Les livres de comptes d’Afriland First Bank CD pourraient devenir le pire cauchemar du Trésor américain comme des ONG qui pointent de plus en plus la faiblesse du système de sanctions international et des organes chargés du contrôle en RDC. On y retrouve plusieurs des sociétés soupçonnées d’appartenir aux frères Tadjadine, les patrons de Congo Futur sous sanctions américaines depuis 2010 pour leur lien présumé avec le Hezbollah. En 2019, Global Witness mettait en garde les entreprises européennes contre l’une d’elle, IFCO, spécialisée dans l’exploitation du bois. Selon les documents présentés par M. Koko Lobanga et M. Malela, elle fait partie de ses heureux clients qui chaque année retirent des millions de dollars en liquide.

Il y a même la société Pain de ville soupçonnée d’avoir été créée par l’autre homme d’affaires libanais Saleh Assi pour contourner les sanctions américaines auxquelles il est soumis depuis décembre 2019 pour le même motif.

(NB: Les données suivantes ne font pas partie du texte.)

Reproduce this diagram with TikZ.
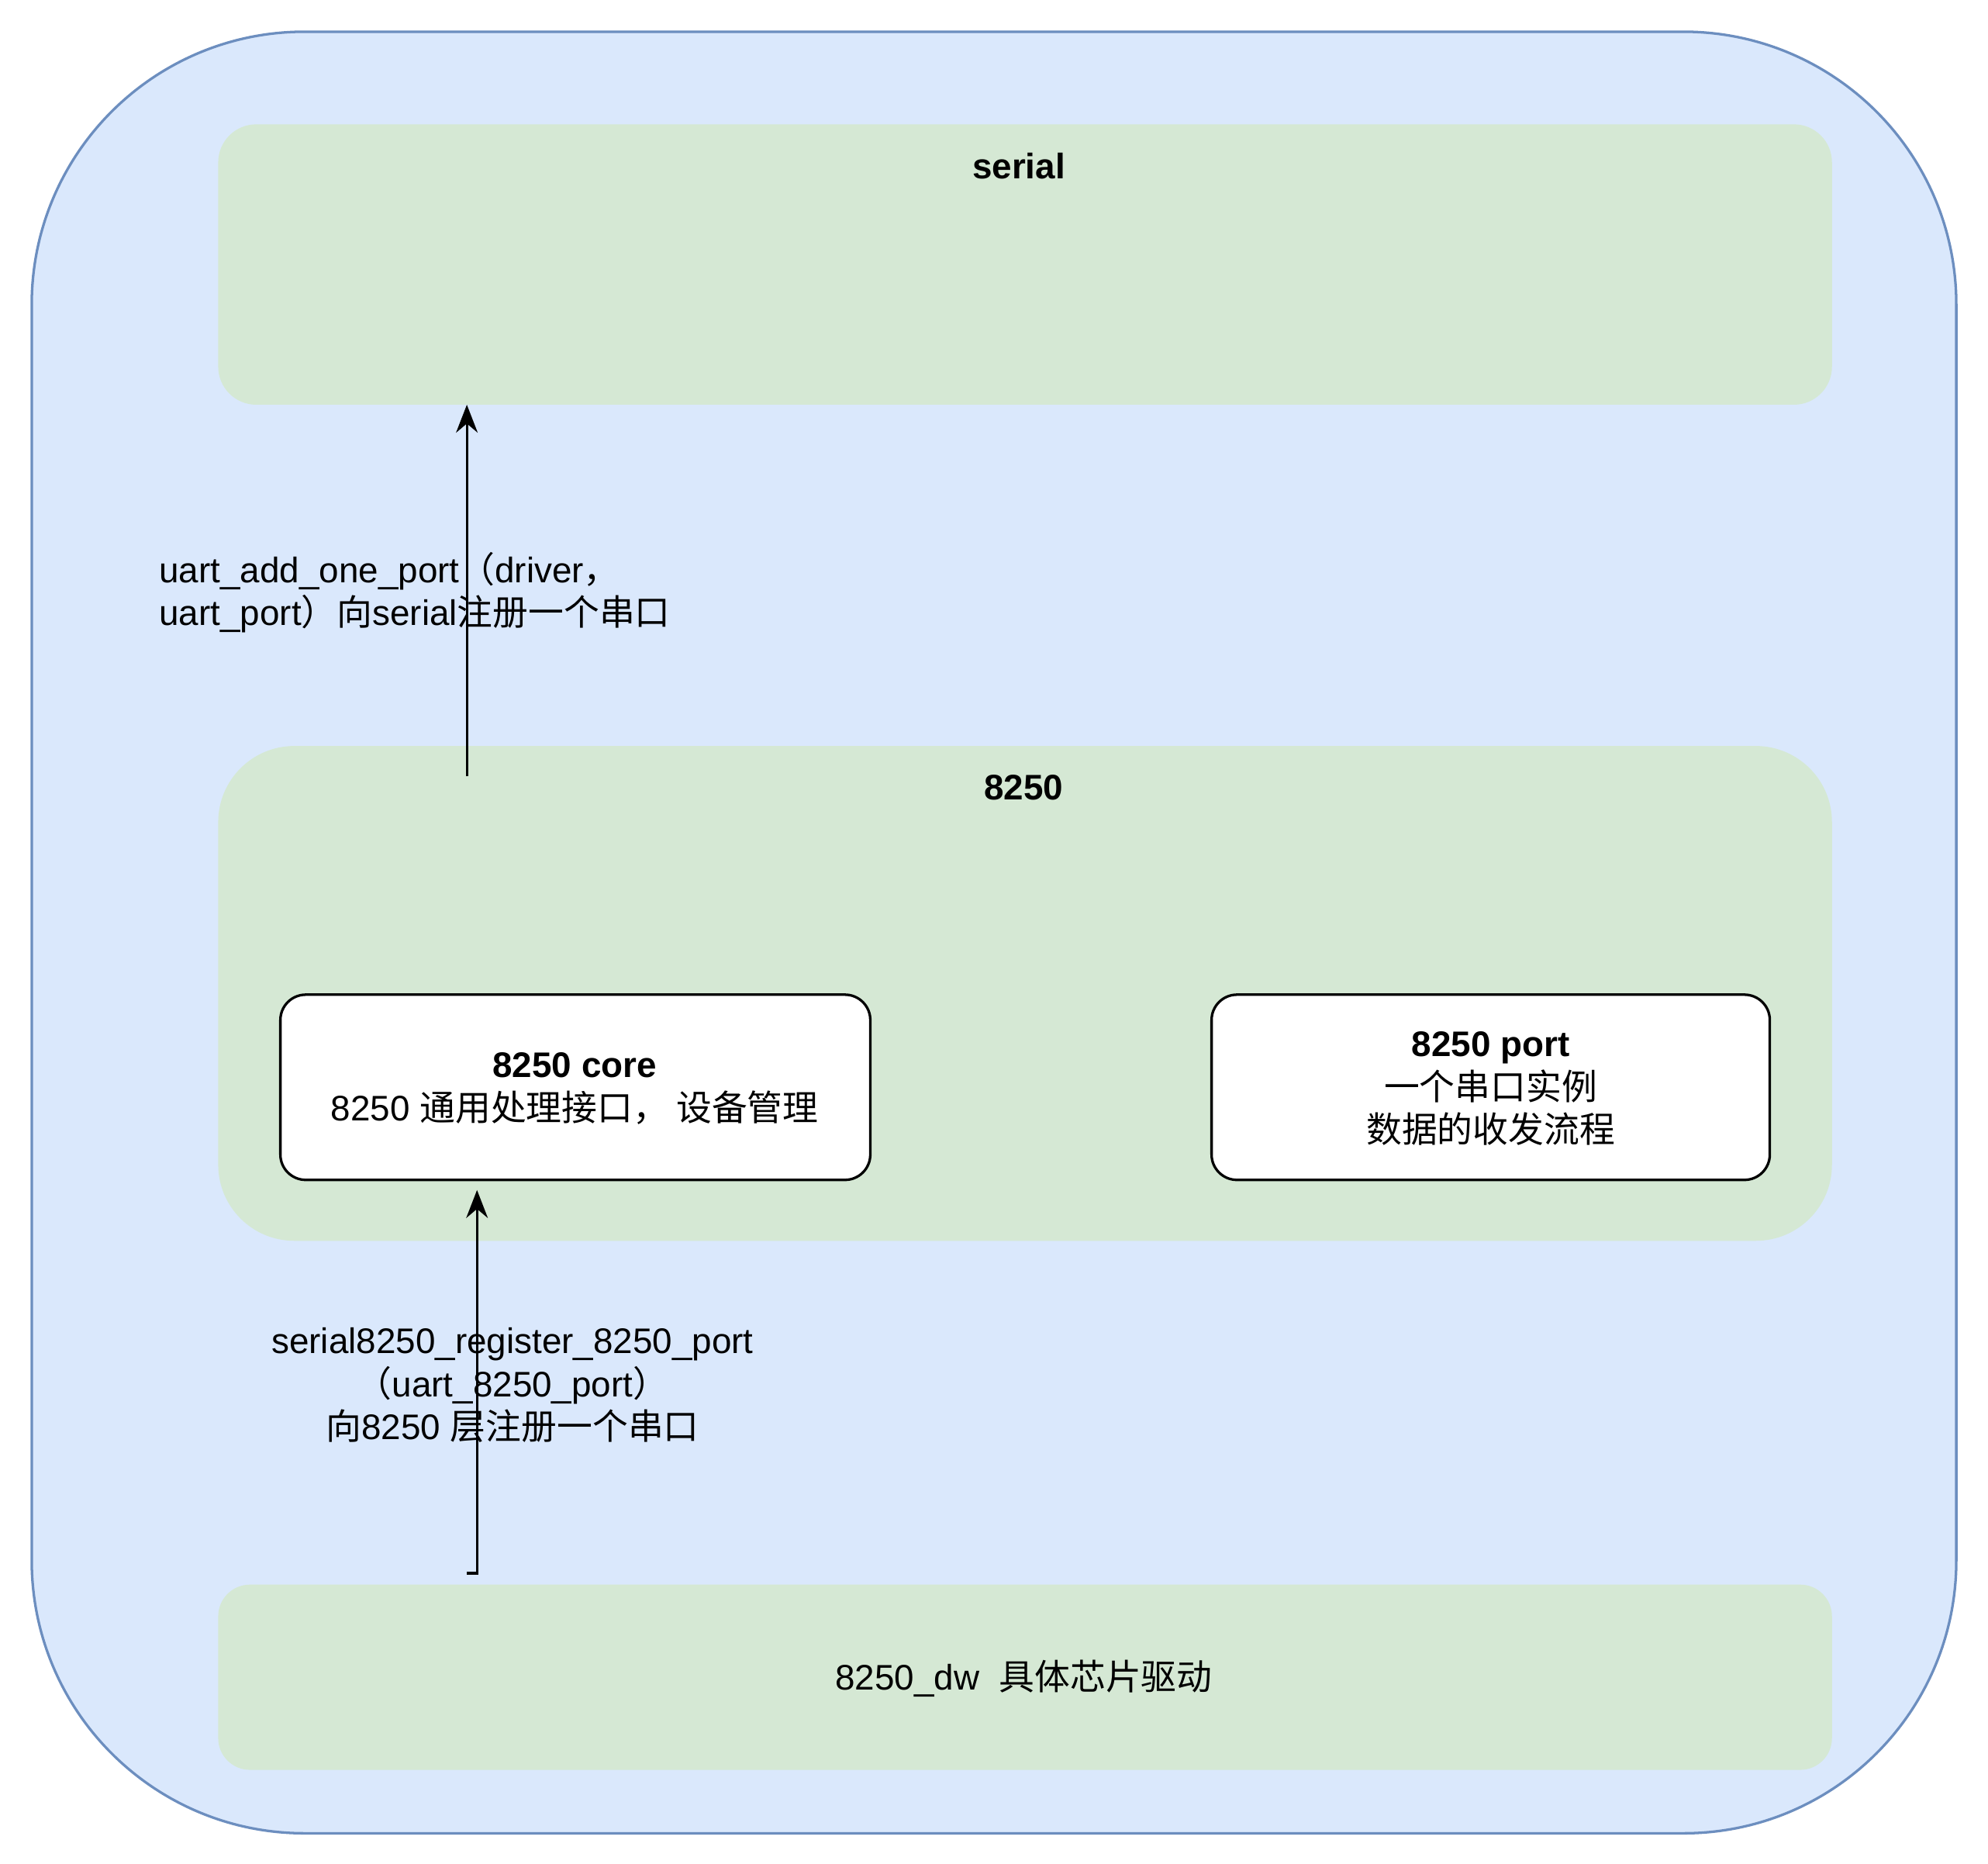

Cette société négocie pour plusieurs centaines de milliers de dollars en devises à partir de février 2020. Une précédente enquête de RFI avait démontré que Pain de ville avait retiré près de 8 millions de dollars en liquide dans une autre banque Access Bank avant que son compte soit clôturé.

Pour le directeur adjoint d’Afriland First Bank CD, il s’agit là de faux procès. Son établissement disposerait de tous les documents requis pour justifier des mises à disposition en liquide de millions de dollars tous les mois. Cette tendance ne s’expliquerait pas par une volonté de rendre des transactions opaques, mais par la défiance des Congolais envers leur système bancaire depuis l’époque du Maréchal Mobutu. « Je me demande pourquoi vous me posez ces questions à moi », lance Patrick Kafindo. « Est-ce que les autres banques travaillent différemment ? C’est maintenant que la Banque centrale contrôle et que le Cenaref (NDLR : Cellule nationale des renseignements financiers) commence à sanctionner. Mais comment on faisait avant ? »

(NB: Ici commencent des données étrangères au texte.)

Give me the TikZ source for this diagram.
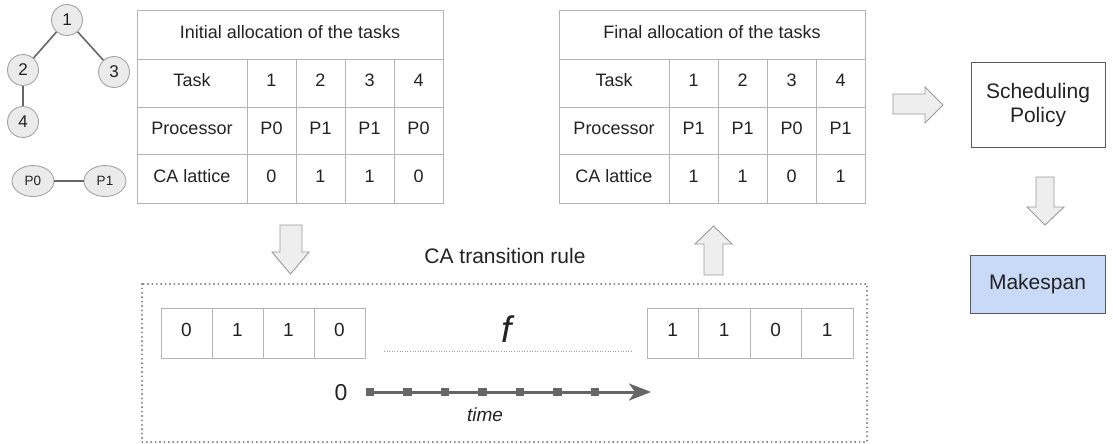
\documentclass[tikz,border=0pt]{standalone}
\usepackage{fontspec}
\setmainfont{Liberation Sans}
\usetikzlibrary{arrows.meta,shapes.geometric}

\definecolor{gridline}{HTML}{B5B5B5}
\definecolor{arrowfill}{HTML}{EEEEEE}
\definecolor{arrowline}{HTML}{9A9A9A}
\definecolor{dotline}{HTML}{7A7A7A}
\definecolor{nodefill}{HTML}{EBEBEB}
\definecolor{nodeline}{HTML}{A3A3A3}
\definecolor{edgecol}{HTML}{666666}
\definecolor{boxline}{HTML}{595959}
\definecolor{makespanfill}{HTML}{C9DAF8}
\definecolor{inkcol}{HTML}{222222}

% Allocation table: #1 name prefix, #2 left x, #3 title, #4 processors, #5 lattice
\newcommand\alloctable[5]{%
  \draw[gridline, line width=0.9pt] (#2,10) rectangle ({#2+306},203);
  \foreach \yy in {59,107,154} \draw[gridline, line width=0.9pt] (#2,\yy) -- ({#2+306},\yy);
  \foreach \dx in {110,159,208,257} \draw[gridline, line width=0.9pt] ({#2+\dx},59) -- ({#2+\dx},203);
  \node[cell] (#1-title) at ({#2+153},34.5) {#3};
  \node[cell] (#1-task) at ({#2+55},83) {Task};
  \node[cell] (#1-proc) at ({#2+55},130.5) {Processor};
  \node[cell] (#1-ca) at ({#2+55},178.5) {CA lattice};
  \foreach \v [count=\i] in {1,2,3,4}
    \node[cell] (#1-t\i) at ({#2+85.5+49*\i},83) {\v};
  \foreach \v [count=\i] in {#4}
    \node[cell] (#1-p\i) at ({#2+85.5+49*\i},130.5) {\v};
  \foreach \v [count=\i] in {#5}
    \node[cell] (#1-c\i) at ({#2+85.5+49*\i},178.5) {\v};
}

% Four-cell lattice strip: #1 name prefix, #2 left x, #3 cell width, #4 values
\newcommand\latticestrip[4]{%
  \draw[gridline, line width=0.9pt] (#2,308) rectangle ({#2+4*#3},358);
  \foreach \k in {1,2,3} \draw[gridline, line width=0.9pt] ({#2+\k*#3},308) -- ({#2+\k*#3},358);
  \foreach \v [count=\i] in {#4}
    \node[latcell] (#1\i) at ({#2+#3*(\i-0.5)},333) {\v};
}

\begin{document}
\begin{tikzpicture}[x=1pt, y=-1pt,
  every node/.style={text=inkcol},
  cell/.style={inner sep=0pt, text height=0.72em, text depth=0pt,
               font=\fontsize{18}{21}\selectfont},
  tasknode/.style={circle, draw=nodeline, fill=nodefill, line width=0.9pt,
                   minimum size=31pt, inner sep=0pt, font=\fontsize{17}{19}\selectfont},
  procnode/.style={ellipse, draw=nodeline, fill=nodefill, line width=0.9pt,
                   minimum width=42pt, minimum height=31pt, inner sep=0pt,
                   font=\fontsize{13.5}{15}\selectfont},
  graphedge/.style={draw=edgecol, line width=1.6pt},
  blockarrow/.style={draw=arrowline, fill=arrowfill, line width=0.9pt, line join=miter},
  latcell/.style={inner sep=0pt, text height=0.72em, text depth=0pt,
                  font=\fontsize{19}{22}\selectfont},
  plainbox/.style={draw=boxline, line width=1pt, inner sep=0pt,
                   font=\fontsize{21}{24}\selectfont, align=center},
  tick/.style={fill=edgecol, inner sep=0pt, minimum size=8.5pt}
]
\useasboundingbox (0,0) rectangle (1113,444);

% task graph
\node[tasknode] (n1) at (67,20) {1};
\node[tasknode] (n2) at (23,70) {2};
\node[tasknode] (n3) at (114,72) {3};
\node[tasknode] (n4) at (23,122) {4};
\draw[graphedge] (n1) -- (n2);
\draw[graphedge] (n1) -- (n3);
\draw[graphedge] (n2) -- (n4);

% processor graph
\node[procnode] (p0) at (33,181) {P0};
\node[procnode] (p1) at (105,181) {P1};
\draw[graphedge] (p0) -- (p1);

% allocation tables
\alloctable{init}{137}{Initial allocation of the tasks}{P0,P1,P1,P0}{0,1,1,0}
\alloctable{final}{559}{Final allocation of the tasks}{P1,P1,P0,P1}{1,1,0,1}

% CA transition rule frame
\draw[draw=dotline, line width=2.1pt, line cap=round, dash pattern=on 0pt off 4.4pt]
  (142,284) rectangle (867,442);
\node[font=\fontsize{21}{24}\selectfont] (rule) at (505,256) {CA transition rule};

% lattices
\latticestrip{a}{161}{51}{0,1,1,0}
\latticestrip{b}{647}{51.5}{1,1,0,1}

\node[font=\fontsize{37}{40}\selectfont\itshape] (f) at (507,329) {f};
\coordinate (fl) at (384,351);
\coordinate (fr) at (632,351);
\draw[arrowline, line width=0.8pt, dash pattern=on 1pt off 1.6pt] (fl) -- (fr);

% time axis
\node[font=\fontsize{23}{26}\selectfont] (zero) at (341,393) {0};
\coordinate (t0) at (366,392);
\coordinate (t1) at (651,392);
\draw[edgecol, line width=3pt, -{Stealth[length=22pt, width=17pt, inset=6pt]}] (t0) -- (t1);
\foreach \i in {0,...,6}
  \node[tick] (tk\i) at ({370+37.5*\i},392) {};
\node[font=\fontsize{19}{22}\selectfont\itshape] (time) at (485,415) {time};

% scheduling and makespan
\node[plainbox, minimum width=134pt, minimum height=84pt] (sched) at (1038,105)
  {Scheduling\\Policy};
\node[plainbox, fill=makespanfill, minimum width=135pt, minimum height=58pt] (mk) at (1037.5,284)
  {Makespan};

% block arrows
\draw[blockarrow] (893,94) -- (925,94) -- (925,87) -- (943,105) -- (925,123) -- (925,114) -- (893,114) -- cycle;
\draw[blockarrow] (1036,177) -- (1054,177) -- (1054,207) -- (1064,207) -- (1045,225) -- (1027,207) -- (1036,207) -- cycle;
\draw[blockarrow] (280,225) -- (302,225) -- (302,252) -- (309,252) -- (290.5,274) -- (272,252) -- (280,252) -- cycle;
\draw[blockarrow] (704,275) -- (723,275) -- (723,244) -- (732,244) -- (713.5,226) -- (695,244) -- (704,244) -- cycle;
\end{tikzpicture}
\end{document}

 Contacté par RFI, M. Dan Gertler a finalement décidé de ne pas donner suite à notre demande d’entretien. Mais il nous a fait parvenir un droit de réponse (lire la réponse intégrale en pièce jointe ci-dessous).

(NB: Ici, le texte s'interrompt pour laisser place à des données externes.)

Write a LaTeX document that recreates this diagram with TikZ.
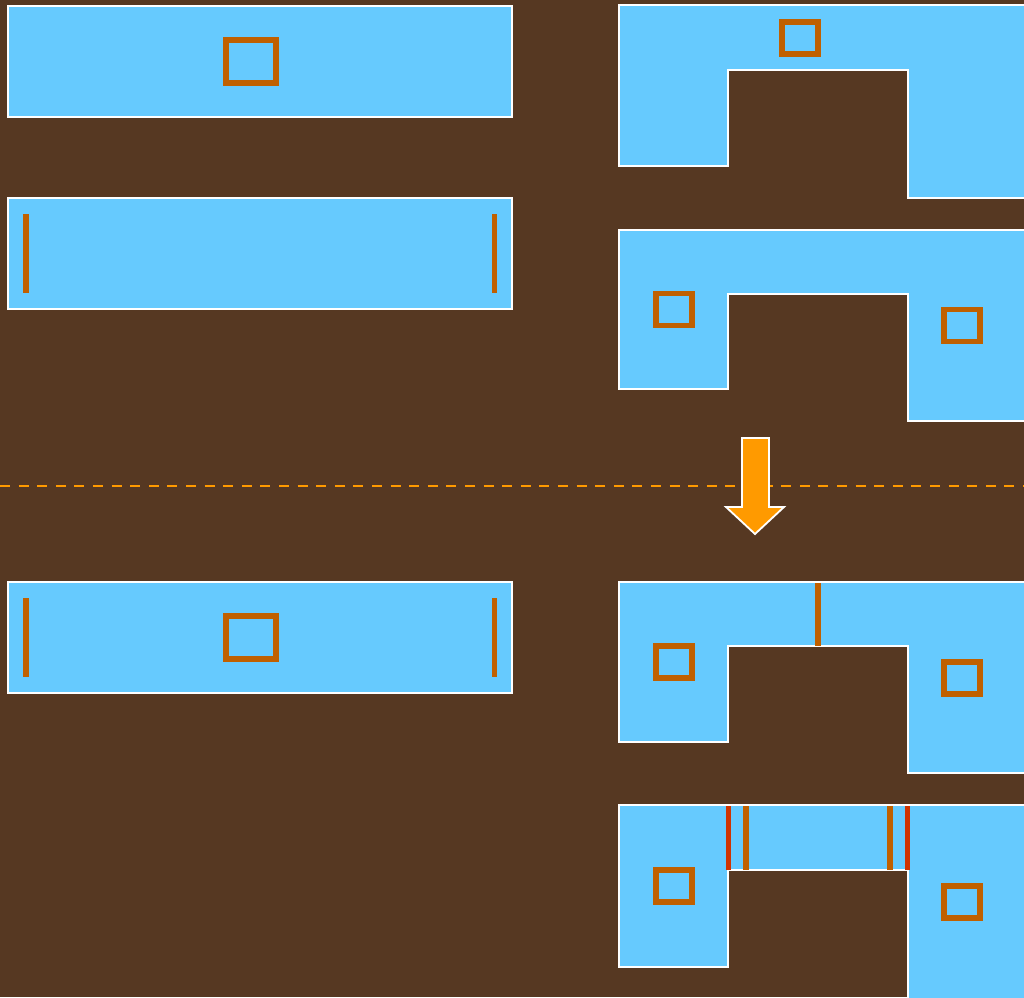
\documentclass[tikz,border=0pt]{standalone}
\definecolor{cStone}{HTML}{563822}
\definecolor{cSlab}{HTML}{66CAFE}
\definecolor{cMark}{HTML}{C06000}
\definecolor{cCut}{HTML}{D03300}
\definecolor{cFlow}{HTML}{FF9A00}
\usetikzlibrary{calc}

\begin{document}
\begin{tikzpicture}[x=0.5mm,y=-0.5mm,
      slab/.style={fill=cSlab,draw=white,line width=2.6pt,line join=miter},
      pad/.style={draw=cMark,line width=8pt},
      bigpad/.style={draw=cMark,line width=7.5pt},
      edge/.style={draw=cMark,line width=8.5pt},
      cut/.style={draw=cCut,line width=7pt},
      flow/.style={fill=cFlow,draw=white,line width=2.6pt,line join=miter}]
    % marble ground
    \fill[cStone] (0,0) rectangle (1024,997);
    \useasboundingbox (0,0) rectangle (1024,997);
    \clip (0,0) rectangle (1024,997);
    % straight slabs on the left
    \foreach \t in {6,198,582}
      \draw[slab] (8,\t) rectangle (512,{\t+111});
    \draw[bigpad] (226,40) rectangle (276,83);
    \draw[bigpad] (226,616) rectangle (276,659);
    \foreach \t in {214,598} {
      \draw[edge] (26,\t) -- (26,{\t+79});
      \draw[edge] (494.5,\t) -- (494.5,{\t+79});
    }
    % stepped slabs on the right
    \foreach \t/\n/\l/\r in {5/70/166/198, 230/294/389/421, 582/646/742/773, 805/870/967/1010}
      \draw[slab] (619,\t) -- (1034,\t) -- (1034,\r) -- (908,\r) -- (908,\n)
        -- (728,\n) -- (728,\l) -- (619,\l) -- cycle;
    \draw[pad] (782,22) rectangle (818,54);
    \foreach \x/\y in {674/309.5, 962/325.5, 674/662, 962/678, 674/886, 962/902}
      \draw[pad] ({\x-18},{\y-16}) rectangle ({\x+18},{\y+16});
    % joints
    \draw[edge] (818,583) -- (818,646);
    \foreach \x in {746,890}
      \draw[edge] (\x,806) -- (\x,870);
    \foreach \x in {728.5,907.5}
      \draw[cut] (\x,806) -- (\x,870);
    % split line and arrow
    \draw[cFlow,line width=4.2pt,dash pattern=on 5mm off 4.3mm] (0,486) -- (1024,486);
    \draw[flow] (742,438) -- (769,438) -- (769,507) -- (784,507) -- (755,534)
      -- (726,507) -- (742,507) -- cycle;
  \end{tikzpicture}
\end{document}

Selon son porte-parole, les déclarations des deux lanceurs d’alerte à l’encontre de Dan Gertler sont « entièrement fausses et franchement ridicules ». D’abord il y aurait un problème de bonne compréhension de la nature même des sanctions imposées par le Trésor américain. Dan Gertler dit par l’entremise de son porte-parole avoir consulté un cabinet d’avocats aux États-Unis. Ce cabinet aurait expliqué, toujours selon le porte-parole qu’il « n’y a pas de violation du règlement des sanctions » s’il s’agit « d’une transaction en espèces et en dollars en dehors des États-Unis, dans laquelle aucune personne ou institution financière américaine n’est impliquée ». « Jusqu’à ce que des questions lui soient posées, M. Gertler n’avait jamais entendu parler de la plupart des personnes supposées faire partie de ce soi-disant réseau », assure encore son porte-parole.

Mais pour l’homme d’affaires israélien, les deux lanceurs d’alerte seraient surtout victimes « de la conduite épouvantable de Global Witness et de PPLAAF, qui ne sont pas dignes d’être qualifiés d’ONG ». Selon son porte-parole, M. Gertler estime que Global Witness et PPLAAF devraient répondre à deux questions essentielles : premièrement, que savaient-elles du vol des données et de leur falsification, y compris avant la publication de leur rapport ? Deuxièmement, comment se fait-il que M. Malela et M. Koko n’aient pas été défendus lors de l’audience, ce qui aurait conduit, toujours selon le porte-parole de Dan Gertler, à l’imposition de la peine de mort. « M. Gertler soutiendra toute tentative de faire commuer cette peine », assure encore ce porte-parole.

Droit de réponse de Dan Gertler

De leur côté, MM. Pieter Deboutte, Alain Mukonda, Zenon Mukuku, Kirill Parinov, Zoé Kabila, Richard Muyej, Henri Yav Mulang, Ahmed Tajideen, Saleh Assi, Pak Hwa Song et Hwang Kil Su sont restés injoignables pour répondre aux allégations contenues dans cette enquête.

Sollicité par RFI, la société Blackcube n’a pas fait de commentaire officiel sur les agissements de M. Kirill Parinov qui s’était exprimé dans la presse comme membre de son comité consultatif.

Interrogé par RFI, l’honorable Jean-Philibert Mabaya, questeur du Sénat entre 2006 et 2019 sous la présidence de Kengo Wa Dondo, a assuré que les 4,4 millions de dollars retirés en liquide par le trésorier pendant les élections ont bien servi à payer la rémunération du mois de janvier et les indemnités de sortie des membres de bureau et de certains sénateurs qui n’en avaient pas bénéficié.